GIVEN EXERCISE — Write out the data again in full, exactly as it reads.

ENTRIES —
:::::

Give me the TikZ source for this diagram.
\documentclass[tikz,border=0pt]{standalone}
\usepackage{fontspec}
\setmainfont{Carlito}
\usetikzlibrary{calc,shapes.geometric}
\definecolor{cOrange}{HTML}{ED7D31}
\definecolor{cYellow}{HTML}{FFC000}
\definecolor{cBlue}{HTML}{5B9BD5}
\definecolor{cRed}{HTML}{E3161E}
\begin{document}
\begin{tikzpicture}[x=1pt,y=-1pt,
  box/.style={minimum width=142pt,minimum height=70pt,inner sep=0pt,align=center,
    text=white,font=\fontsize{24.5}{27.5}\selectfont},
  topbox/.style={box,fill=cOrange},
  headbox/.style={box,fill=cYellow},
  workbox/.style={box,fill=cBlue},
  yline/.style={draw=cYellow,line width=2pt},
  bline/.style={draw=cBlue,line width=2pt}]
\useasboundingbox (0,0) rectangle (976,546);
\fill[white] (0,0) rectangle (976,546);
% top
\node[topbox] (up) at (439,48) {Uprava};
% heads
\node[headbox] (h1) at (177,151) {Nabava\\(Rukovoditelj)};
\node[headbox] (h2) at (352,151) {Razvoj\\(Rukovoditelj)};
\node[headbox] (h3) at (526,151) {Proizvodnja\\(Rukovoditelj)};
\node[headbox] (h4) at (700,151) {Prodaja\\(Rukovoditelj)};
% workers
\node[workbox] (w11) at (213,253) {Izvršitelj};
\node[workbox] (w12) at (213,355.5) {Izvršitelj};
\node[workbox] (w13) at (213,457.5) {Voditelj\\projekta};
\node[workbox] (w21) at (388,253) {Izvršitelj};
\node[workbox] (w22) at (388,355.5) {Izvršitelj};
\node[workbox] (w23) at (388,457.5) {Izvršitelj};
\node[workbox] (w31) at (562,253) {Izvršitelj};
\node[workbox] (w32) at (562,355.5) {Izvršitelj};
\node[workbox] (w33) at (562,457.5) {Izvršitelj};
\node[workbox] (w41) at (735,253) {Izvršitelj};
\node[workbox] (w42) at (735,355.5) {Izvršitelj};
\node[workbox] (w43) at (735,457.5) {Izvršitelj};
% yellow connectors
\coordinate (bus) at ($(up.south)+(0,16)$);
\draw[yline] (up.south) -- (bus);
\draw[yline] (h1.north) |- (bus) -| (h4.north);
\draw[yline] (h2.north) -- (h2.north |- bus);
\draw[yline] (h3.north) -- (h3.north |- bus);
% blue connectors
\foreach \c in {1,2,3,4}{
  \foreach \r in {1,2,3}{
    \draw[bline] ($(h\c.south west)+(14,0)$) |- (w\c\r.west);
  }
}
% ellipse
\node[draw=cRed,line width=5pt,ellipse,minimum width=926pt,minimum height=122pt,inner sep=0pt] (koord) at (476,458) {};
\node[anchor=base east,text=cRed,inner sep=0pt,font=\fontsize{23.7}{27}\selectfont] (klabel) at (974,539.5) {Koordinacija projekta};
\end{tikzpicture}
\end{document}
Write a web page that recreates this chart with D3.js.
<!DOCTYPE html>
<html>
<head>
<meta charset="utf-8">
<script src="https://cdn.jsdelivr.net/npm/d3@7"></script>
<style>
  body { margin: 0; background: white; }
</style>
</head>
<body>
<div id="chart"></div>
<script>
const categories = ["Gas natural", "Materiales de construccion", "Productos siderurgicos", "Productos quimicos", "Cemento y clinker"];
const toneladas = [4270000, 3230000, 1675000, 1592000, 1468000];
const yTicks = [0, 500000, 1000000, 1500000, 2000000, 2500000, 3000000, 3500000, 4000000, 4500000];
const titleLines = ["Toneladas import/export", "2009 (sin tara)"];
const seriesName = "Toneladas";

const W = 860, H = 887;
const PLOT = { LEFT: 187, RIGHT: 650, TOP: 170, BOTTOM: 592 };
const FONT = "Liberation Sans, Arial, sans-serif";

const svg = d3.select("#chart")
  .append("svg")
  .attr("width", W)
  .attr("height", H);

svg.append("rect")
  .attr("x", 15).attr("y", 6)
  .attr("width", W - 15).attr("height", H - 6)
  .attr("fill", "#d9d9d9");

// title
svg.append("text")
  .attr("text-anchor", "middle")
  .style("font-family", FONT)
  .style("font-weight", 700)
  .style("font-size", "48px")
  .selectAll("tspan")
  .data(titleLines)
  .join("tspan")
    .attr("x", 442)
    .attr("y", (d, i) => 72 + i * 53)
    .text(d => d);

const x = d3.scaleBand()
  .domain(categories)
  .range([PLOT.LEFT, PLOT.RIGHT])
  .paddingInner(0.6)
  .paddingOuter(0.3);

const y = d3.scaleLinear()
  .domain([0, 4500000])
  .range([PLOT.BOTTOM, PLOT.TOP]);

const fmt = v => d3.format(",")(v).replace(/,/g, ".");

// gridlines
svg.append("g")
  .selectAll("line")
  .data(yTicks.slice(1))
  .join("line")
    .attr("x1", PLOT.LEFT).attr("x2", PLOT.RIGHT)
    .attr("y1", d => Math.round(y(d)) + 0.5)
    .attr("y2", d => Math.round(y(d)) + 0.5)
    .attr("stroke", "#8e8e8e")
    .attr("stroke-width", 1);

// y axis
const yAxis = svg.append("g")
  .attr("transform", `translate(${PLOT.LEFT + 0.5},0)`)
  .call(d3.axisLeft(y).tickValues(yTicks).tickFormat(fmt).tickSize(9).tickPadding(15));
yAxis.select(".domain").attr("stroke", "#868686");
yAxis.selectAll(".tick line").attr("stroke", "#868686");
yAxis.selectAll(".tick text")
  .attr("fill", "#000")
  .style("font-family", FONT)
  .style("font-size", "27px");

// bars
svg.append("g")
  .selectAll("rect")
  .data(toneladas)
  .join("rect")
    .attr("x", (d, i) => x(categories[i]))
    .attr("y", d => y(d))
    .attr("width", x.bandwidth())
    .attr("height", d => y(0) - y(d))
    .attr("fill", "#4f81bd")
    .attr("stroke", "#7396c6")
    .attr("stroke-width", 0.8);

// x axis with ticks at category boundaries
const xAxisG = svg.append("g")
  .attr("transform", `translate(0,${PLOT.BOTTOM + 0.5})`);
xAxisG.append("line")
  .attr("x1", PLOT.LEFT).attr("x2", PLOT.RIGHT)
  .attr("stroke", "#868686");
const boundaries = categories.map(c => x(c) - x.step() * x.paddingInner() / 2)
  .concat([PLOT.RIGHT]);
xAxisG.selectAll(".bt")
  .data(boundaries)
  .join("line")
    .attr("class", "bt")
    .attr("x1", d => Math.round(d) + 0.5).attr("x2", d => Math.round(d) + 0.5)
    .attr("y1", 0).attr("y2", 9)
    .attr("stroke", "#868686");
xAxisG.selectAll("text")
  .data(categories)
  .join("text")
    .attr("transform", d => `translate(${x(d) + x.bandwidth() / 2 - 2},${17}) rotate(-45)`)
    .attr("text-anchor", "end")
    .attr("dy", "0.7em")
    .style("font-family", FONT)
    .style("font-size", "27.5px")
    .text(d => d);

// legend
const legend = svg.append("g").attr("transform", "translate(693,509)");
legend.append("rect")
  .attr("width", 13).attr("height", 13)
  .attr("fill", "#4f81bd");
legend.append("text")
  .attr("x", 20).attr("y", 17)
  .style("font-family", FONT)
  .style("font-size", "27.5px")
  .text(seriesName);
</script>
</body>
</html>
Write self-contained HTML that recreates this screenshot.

:::::

RESPONSE —
Give me the TikZ source for this diagram.
\documentclass[tikz,border=0pt]{standalone}
\usepackage{fontspec}
\setmainfont{Carlito}
\usetikzlibrary{calc,shapes.geometric}
\definecolor{cOrange}{HTML}{ED7D31}
\definecolor{cYellow}{HTML}{FFC000}
\definecolor{cBlue}{HTML}{5B9BD5}
\definecolor{cRed}{HTML}{E3161E}
\begin{document}
\begin{tikzpicture}[x=1pt,y=-1pt,
  box/.style={minimum width=142pt,minimum height=70pt,inner sep=0pt,align=center,
    text=white,font=\fontsize{24.5}{27.5}\selectfont},
  topbox/.style={box,fill=cOrange},
  headbox/.style={box,fill=cYellow},
  workbox/.style={box,fill=cBlue},
  yline/.style={draw=cYellow,line width=2pt},
  bline/.style={draw=cBlue,line width=2pt}]
\useasboundingbox (0,0) rectangle (976,546);
\fill[white] (0,0) rectangle (976,546);
% top
\node[topbox] (up) at (439,48) {Uprava};
% heads
\node[headbox] (h1) at (177,151) {Nabava\\(Rukovoditelj)};
\node[headbox] (h2) at (352,151) {Razvoj\\(Rukovoditelj)};
\node[headbox] (h3) at (526,151) {Proizvodnja\\(Rukovoditelj)};
\node[headbox] (h4) at (700,151) {Prodaja\\(Rukovoditelj)};
% workers
\node[workbox] (w11) at (213,253) {Izvršitelj};
\node[workbox] (w12) at (213,355.5) {Izvršitelj};
\node[workbox] (w13) at (213,457.5) {Voditelj\\projekta};
\node[workbox] (w21) at (388,253) {Izvršitelj};
\node[workbox] (w22) at (388,355.5) {Izvršitelj};
\node[workbox] (w23) at (388,457.5) {Izvršitelj};
\node[workbox] (w31) at (562,253) {Izvršitelj};
\node[workbox] (w32) at (562,355.5) {Izvršitelj};
\node[workbox] (w33) at (562,457.5) {Izvršitelj};
\node[workbox] (w41) at (735,253) {Izvršitelj};
\node[workbox] (w42) at (735,355.5) {Izvršitelj};
\node[workbox] (w43) at (735,457.5) {Izvršitelj};
% yellow connectors
\coordinate (bus) at ($(up.south)+(0,16)$);
\draw[yline] (up.south) -- (bus);
\draw[yline] (h1.north) |- (bus) -| (h4.north);
\draw[yline] (h2.north) -- (h2.north |- bus);
\draw[yline] (h3.north) -- (h3.north |- bus);
% blue connectors
\foreach \c in {1,2,3,4}{
  \foreach \r in {1,2,3}{
    \draw[bline] ($(h\c.south west)+(14,0)$) |- (w\c\r.west);
  }
}
% ellipse
\node[draw=cRed,line width=5pt,ellipse,minimum width=926pt,minimum height=122pt,inner sep=0pt] (koord) at (476,458) {};
\node[anchor=base east,text=cRed,inner sep=0pt,font=\fontsize{23.7}{27}\selectfont] (klabel) at (974,539.5) {Koordinacija projekta};
\end{tikzpicture}
\end{document}
Write a web page that recreates this chart with D3.js.
<!DOCTYPE html>
<html>
<head>
<meta charset="utf-8">
<script src="https://cdn.jsdelivr.net/npm/d3@7"></script>
<style>
  body { margin: 0; background: white; }
</style>
</head>
<body>
<div id="chart"></div>
<script>
const categories = ["Gas natural", "Materiales de construccion", "Productos siderurgicos", "Productos quimicos", "Cemento y clinker"];
const toneladas = [4270000, 3230000, 1675000, 1592000, 1468000];
const yTicks = [0, 500000, 1000000, 1500000, 2000000, 2500000, 3000000, 3500000, 4000000, 4500000];
const titleLines = ["Toneladas import/export", "2009 (sin tara)"];
const seriesName = "Toneladas";

const W = 860, H = 887;
const PLOT = { LEFT: 187, RIGHT: 650, TOP: 170, BOTTOM: 592 };
const FONT = "Liberation Sans, Arial, sans-serif";

const svg = d3.select("#chart")
  .append("svg")
  .attr("width", W)
  .attr("height", H);

svg.append("rect")
  .attr("x", 15).attr("y", 6)
  .attr("width", W - 15).attr("height", H - 6)
  .attr("fill", "#d9d9d9");

// title
svg.append("text")
  .attr("text-anchor", "middle")
  .style("font-family", FONT)
  .style("font-weight", 700)
  .style("font-size", "48px")
  .selectAll("tspan")
  .data(titleLines)
  .join("tspan")
    .attr("x", 442)
    .attr("y", (d, i) => 72 + i * 53)
    .text(d => d);

const x = d3.scaleBand()
  .domain(categories)
  .range([PLOT.LEFT, PLOT.RIGHT])
  .paddingInner(0.6)
  .paddingOuter(0.3);

const y = d3.scaleLinear()
  .domain([0, 4500000])
  .range([PLOT.BOTTOM, PLOT.TOP]);

const fmt = v => d3.format(",")(v).replace(/,/g, ".");

// gridlines
svg.append("g")
  .selectAll("line")
  .data(yTicks.slice(1))
  .join("line")
    .attr("x1", PLOT.LEFT).attr("x2", PLOT.RIGHT)
    .attr("y1", d => Math.round(y(d)) + 0.5)
    .attr("y2", d => Math.round(y(d)) + 0.5)
    .attr("stroke", "#8e8e8e")
    .attr("stroke-width", 1);

// y axis
const yAxis = svg.append("g")
  .attr("transform", `translate(${PLOT.LEFT + 0.5},0)`)
  .call(d3.axisLeft(y).tickValues(yTicks).tickFormat(fmt).tickSize(9).tickPadding(15));
yAxis.select(".domain").attr("stroke", "#868686");
yAxis.selectAll(".tick line").attr("stroke", "#868686");
yAxis.selectAll(".tick text")
  .attr("fill", "#000")
  .style("font-family", FONT)
  .style("font-size", "27px");

// bars
svg.append("g")
  .selectAll("rect")
  .data(toneladas)
  .join("rect")
    .attr("x", (d, i) => x(categories[i]))
    .attr("y", d => y(d))
    .attr("width", x.bandwidth())
    .attr("height", d => y(0) - y(d))
    .attr("fill", "#4f81bd")
    .attr("stroke", "#7396c6")
    .attr("stroke-width", 0.8);

// x axis with ticks at category boundaries
const xAxisG = svg.append("g")
  .attr("transform", `translate(0,${PLOT.BOTTOM + 0.5})`);
xAxisG.append("line")
  .attr("x1", PLOT.LEFT).attr("x2", PLOT.RIGHT)
  .attr("stroke", "#868686");
const boundaries = categories.map(c => x(c) - x.step() * x.paddingInner() / 2)
  .concat([PLOT.RIGHT]);
xAxisG.selectAll(".bt")
  .data(boundaries)
  .join("line")
    .attr("class", "bt")
    .attr("x1", d => Math.round(d) + 0.5).attr("x2", d => Math.round(d) + 0.5)
    .attr("y1", 0).attr("y2", 9)
    .attr("stroke", "#868686");
xAxisG.selectAll("text")
  .data(categories)
  .join("text")
    .attr("transform", d => `translate(${x(d) + x.bandwidth() / 2 - 2},${17}) rotate(-45)`)
    .attr("text-anchor", "end")
    .attr("dy", "0.7em")
    .style("font-family", FONT)
    .style("font-size", "27.5px")
    .text(d => d);

// legend
const legend = svg.append("g").attr("transform", "translate(693,509)");
legend.append("rect")
  .attr("width", 13).attr("height", 13)
  .attr("fill", "#4f81bd");
legend.append("text")
  .attr("x", 20).attr("y", 17)
  .style("font-family", FONT)
  .style("font-size", "27.5px")
  .text(seriesName);
</script>
</body>
</html>
Write self-contained HTML that recreates this screenshot.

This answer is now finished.